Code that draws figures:
----
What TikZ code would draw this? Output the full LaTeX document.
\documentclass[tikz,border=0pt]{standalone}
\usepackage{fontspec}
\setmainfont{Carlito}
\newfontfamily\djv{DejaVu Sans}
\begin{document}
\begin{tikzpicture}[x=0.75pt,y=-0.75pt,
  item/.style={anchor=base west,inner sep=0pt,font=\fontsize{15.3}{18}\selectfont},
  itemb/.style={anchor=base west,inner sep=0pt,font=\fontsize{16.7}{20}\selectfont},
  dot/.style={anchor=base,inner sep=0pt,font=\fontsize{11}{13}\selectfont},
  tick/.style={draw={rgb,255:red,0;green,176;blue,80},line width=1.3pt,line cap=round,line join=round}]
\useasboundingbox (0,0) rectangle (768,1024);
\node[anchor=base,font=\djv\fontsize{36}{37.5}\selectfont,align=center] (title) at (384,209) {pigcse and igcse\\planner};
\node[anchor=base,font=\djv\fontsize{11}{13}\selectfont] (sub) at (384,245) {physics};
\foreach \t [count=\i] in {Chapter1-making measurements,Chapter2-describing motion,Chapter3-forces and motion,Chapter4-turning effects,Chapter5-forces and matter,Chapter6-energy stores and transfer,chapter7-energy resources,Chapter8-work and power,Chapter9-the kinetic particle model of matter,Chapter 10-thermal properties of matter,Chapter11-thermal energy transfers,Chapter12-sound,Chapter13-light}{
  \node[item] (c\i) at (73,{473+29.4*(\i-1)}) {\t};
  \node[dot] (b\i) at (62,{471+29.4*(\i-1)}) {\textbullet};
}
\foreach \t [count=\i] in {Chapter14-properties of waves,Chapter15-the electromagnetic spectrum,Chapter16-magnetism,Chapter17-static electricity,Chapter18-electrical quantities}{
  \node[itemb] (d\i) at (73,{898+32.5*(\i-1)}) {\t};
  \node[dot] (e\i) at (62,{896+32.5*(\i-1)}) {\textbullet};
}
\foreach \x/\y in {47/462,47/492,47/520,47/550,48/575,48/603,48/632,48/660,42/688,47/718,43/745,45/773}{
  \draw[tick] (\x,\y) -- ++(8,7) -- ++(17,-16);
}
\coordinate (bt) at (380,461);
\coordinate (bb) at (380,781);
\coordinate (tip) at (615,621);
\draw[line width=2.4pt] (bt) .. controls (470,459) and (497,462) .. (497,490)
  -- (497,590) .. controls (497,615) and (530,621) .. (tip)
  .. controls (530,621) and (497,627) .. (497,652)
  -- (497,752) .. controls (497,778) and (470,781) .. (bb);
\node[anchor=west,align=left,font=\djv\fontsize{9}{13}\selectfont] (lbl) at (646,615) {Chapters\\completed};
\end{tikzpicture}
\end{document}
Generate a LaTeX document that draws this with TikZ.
----
▸ Exercise task:
Collect the complete line wherever the string "this" appears in the records.

▸ Finished exercise:
What TikZ code would draw this? Output the full LaTeX document.
Generate a LaTeX document that draws this with TikZ.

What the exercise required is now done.